Published on November 11th, 2014 | by Joshua S Hill8
The World Moves Post-2020 While Australia Remains Fixated On 2020
November 11th, 2014 by Joshua S Hill
That I am at loggerheads with the environmental and energy-related policies of the Australian Government is of no surprise to anyone who has spent much time here at CleanTechnica. As an Australian working for a US-based, international-focused website, the ability to comment on Australia’s current politics from an international perspective is incredibly helpful, while simultaneously depressing.
As the image to the side shows, the World Bank currently finds 39 countries as implementing a carbon tax of some sort or another.

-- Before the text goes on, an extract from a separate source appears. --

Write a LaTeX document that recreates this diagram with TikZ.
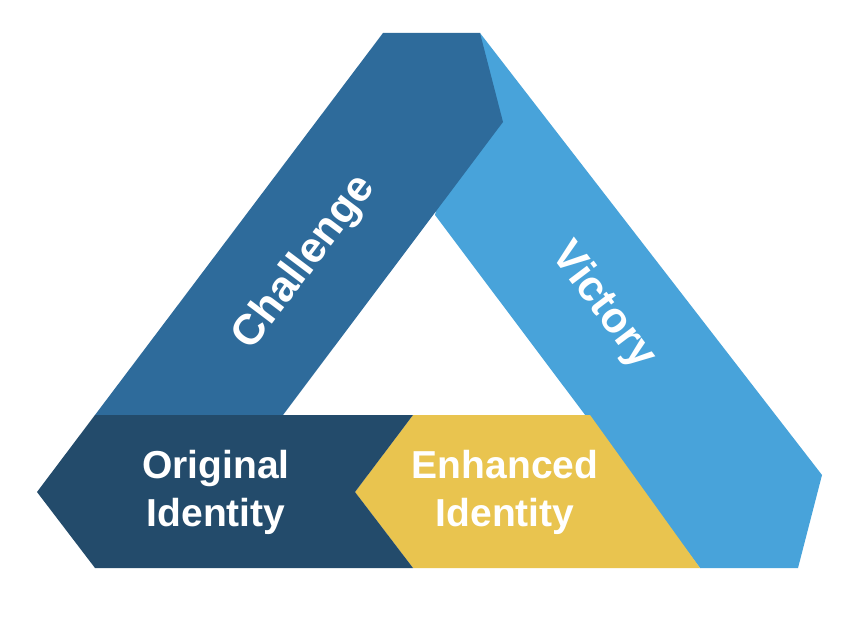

Australia would have made that number 40, except Prime Minister Tony Abbott successfully scrapped the country’s carbon tax, making us the first country to have implemented a carbon tax only to then remove it.
Two reports released here in Australia on Monday further pinpoint just how devastating the country’s recent energy and environmental policies have been. Furthermore, they show how backward Australian politics is, fixating so obsessively on 2020 goals while the rest of the world begins to focus on a post-2020 world.

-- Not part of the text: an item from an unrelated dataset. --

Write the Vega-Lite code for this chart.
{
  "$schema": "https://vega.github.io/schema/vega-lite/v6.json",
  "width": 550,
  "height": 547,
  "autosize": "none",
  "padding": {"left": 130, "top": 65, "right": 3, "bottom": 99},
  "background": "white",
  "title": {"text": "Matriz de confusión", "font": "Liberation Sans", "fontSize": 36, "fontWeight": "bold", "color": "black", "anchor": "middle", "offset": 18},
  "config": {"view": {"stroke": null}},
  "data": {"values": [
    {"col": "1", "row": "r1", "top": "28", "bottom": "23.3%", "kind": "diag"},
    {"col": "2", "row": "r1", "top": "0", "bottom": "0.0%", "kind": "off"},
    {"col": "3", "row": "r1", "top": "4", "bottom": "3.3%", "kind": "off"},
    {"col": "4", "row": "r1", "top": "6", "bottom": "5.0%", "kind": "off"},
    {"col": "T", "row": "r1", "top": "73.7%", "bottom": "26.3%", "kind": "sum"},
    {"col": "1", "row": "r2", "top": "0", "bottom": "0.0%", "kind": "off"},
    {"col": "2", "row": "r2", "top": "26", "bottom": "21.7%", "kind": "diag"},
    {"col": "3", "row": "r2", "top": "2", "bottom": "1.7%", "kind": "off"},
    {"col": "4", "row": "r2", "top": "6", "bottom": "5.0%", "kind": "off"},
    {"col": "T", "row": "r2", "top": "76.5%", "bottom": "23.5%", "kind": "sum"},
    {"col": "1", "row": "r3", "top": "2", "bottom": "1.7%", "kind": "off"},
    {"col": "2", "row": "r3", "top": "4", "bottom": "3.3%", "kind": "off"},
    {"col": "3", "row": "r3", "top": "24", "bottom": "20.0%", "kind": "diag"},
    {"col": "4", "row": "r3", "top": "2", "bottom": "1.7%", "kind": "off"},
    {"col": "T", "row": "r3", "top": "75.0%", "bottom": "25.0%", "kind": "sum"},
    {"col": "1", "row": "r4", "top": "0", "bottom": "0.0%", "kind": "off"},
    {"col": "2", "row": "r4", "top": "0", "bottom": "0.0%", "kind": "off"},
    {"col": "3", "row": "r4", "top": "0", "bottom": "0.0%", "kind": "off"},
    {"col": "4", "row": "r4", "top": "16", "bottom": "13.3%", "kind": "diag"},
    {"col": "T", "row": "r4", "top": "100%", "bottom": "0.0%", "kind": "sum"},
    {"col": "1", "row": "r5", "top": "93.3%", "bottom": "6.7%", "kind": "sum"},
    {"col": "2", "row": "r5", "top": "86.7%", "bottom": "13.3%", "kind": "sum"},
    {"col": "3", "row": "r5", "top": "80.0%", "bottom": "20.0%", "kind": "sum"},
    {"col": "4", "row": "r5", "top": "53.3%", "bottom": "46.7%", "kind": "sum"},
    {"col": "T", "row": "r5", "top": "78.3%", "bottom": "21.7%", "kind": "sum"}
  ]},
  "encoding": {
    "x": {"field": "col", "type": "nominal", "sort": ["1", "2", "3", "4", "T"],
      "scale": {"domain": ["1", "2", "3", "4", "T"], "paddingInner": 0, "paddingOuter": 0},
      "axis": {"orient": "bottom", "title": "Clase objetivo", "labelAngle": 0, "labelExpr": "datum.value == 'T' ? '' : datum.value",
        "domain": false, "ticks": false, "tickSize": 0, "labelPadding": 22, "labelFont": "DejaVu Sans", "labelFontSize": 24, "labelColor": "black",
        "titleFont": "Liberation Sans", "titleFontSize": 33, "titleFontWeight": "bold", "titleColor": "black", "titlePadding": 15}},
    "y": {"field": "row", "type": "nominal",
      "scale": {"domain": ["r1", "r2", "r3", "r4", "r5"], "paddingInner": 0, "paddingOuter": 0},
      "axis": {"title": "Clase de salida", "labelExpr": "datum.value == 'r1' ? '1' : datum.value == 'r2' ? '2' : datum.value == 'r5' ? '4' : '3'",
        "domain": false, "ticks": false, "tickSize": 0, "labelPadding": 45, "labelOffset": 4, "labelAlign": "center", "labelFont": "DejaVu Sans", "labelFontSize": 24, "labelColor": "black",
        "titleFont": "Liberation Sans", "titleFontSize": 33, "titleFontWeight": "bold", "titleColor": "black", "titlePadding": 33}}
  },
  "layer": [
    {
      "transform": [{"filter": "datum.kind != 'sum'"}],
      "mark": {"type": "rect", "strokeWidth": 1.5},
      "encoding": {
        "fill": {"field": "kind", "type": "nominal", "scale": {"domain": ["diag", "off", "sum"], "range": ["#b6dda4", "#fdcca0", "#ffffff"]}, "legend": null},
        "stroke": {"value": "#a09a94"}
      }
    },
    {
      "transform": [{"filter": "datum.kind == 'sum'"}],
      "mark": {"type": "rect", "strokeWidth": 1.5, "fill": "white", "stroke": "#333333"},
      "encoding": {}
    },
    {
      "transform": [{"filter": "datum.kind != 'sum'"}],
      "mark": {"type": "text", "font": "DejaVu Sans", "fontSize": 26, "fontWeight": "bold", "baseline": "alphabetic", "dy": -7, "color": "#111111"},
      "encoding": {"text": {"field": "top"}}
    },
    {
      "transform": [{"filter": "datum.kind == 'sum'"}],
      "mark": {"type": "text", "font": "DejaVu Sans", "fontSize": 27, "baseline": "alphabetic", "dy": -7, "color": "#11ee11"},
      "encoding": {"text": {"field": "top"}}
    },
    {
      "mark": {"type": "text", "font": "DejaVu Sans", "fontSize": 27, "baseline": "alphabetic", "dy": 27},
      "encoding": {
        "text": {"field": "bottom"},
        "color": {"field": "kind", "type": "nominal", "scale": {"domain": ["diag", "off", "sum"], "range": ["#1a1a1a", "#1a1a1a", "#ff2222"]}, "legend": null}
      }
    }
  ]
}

“By just focusing on 2020 emission and renewable energy goals, the recent political debate has ignored growing scientific, investment, and international realities,” said Erwin Jackson, Deputy CEO of The Climate Institute. “This short-term focus is simply a high risk approach to the significant challenges of decarbonising our economy and helping avoid dangerous impacts for Australia.
“Australian politics is fixated on 2020 but the world is now increasingly looking beyond 2020.”
Moving Beyond 2020
“Much of the recent climate policy debate in Australia has been framed around our 2020 emissions reduction and renewable energy goals,” wrote the authors of a Climate Institute report published Monday, which aims to tackle Australia’s role in a post-2020 international climate.
“While these goals remain a credibility test of Australia’s climate action, they are insufficient for stable economic policy, and are being overtaken by international policy developments and investment realities.”
The new report concluded that scientific, investment, and international realities are repositioning the focus on post-2020 total decarbonisation targets. As a result, Australia must hit a net 2025 emissions reduction target of 40% below 2000 levels as well as begin work on decarbonisation the economy by 2040.
An indicative international process to set targets in the post-2020 framework.
The conclusions are not crazy either, considering that Australia joined over 190 countries to work collectively to avoid 2ºC of warming above pre-industrial levels. In hand with Australia’s decision to join other countries in focusing on post-2020 goals in Warsaw last year, The Climate Institute find that the country’s post-2020 targets should include the following:
- A short-term commitment to reduce net emissions by 40 per cent on 2000 levels by 2025
- A medium-term emission pathway of 65-75 per cent reductions on 2000 levels by 2035
- A long-term goal to decarbonise the economy by between 2040 and 2050
“For any policy to remain stable and effective it needs to be relevant not just for the next five years, but for the next 50 years,” said Jackson. “Failure to deliver a proper plan risks institutionalising investment uncertainty, and a much more rapid – and therefore more disruptive – decarbonisation at a later date.”
Furthermore, according to Jackson, “it also completely avoids the physical, investment, and international realities of climate change and evolving action to address it.”
The realities of investment in this day and age is that, regardless of your own personal opinions on issues like climate change and energy efficiency, investing in clean energy and similar is a necessity. However, according to a second report released Monday, this time by Tim Flannery, Gerry Hueston, and Andrew Stock of the Australian Climate Council, Australian investment in renewable energy throughout 2014 has dropped a whopping 70% compared with 2013.
Annual large-scale renewable energy investment in Australia
Unsurprisingly, the authors have subsequently moved Australia, a crucial major climate change player, from “leader to laggard.”
The report made four key findings, which highlight Australia’s failing involvement in the world in which we currently live:
- China and the US have firmly moved from laggards to global leaders on climate change.
- In the last five years most countries around the world have accelerated action on climate change as the consequences have become more and more clear.
- Australia, a crucial player in global climate action, moves from leader to laggard.
- Global action must accelerate to protect Australia and the world from the consequences of a changing climate, sea level rise and more frequent and intense extreme weather.
That Australia is falling leagues behind international allies and trading partners is no surprise to many who are watching from the outside in. However, for many Australians, it would arguably be a great surprise to find that we are so far behind the pack. The political realities dictate that the “truth” is whatever is heard loudest — and sadly, the actual truth is not always the same as the political “truth”.
As Australia moves into a long period of state and national elections, one hopes that the truth is heard above the “truth”.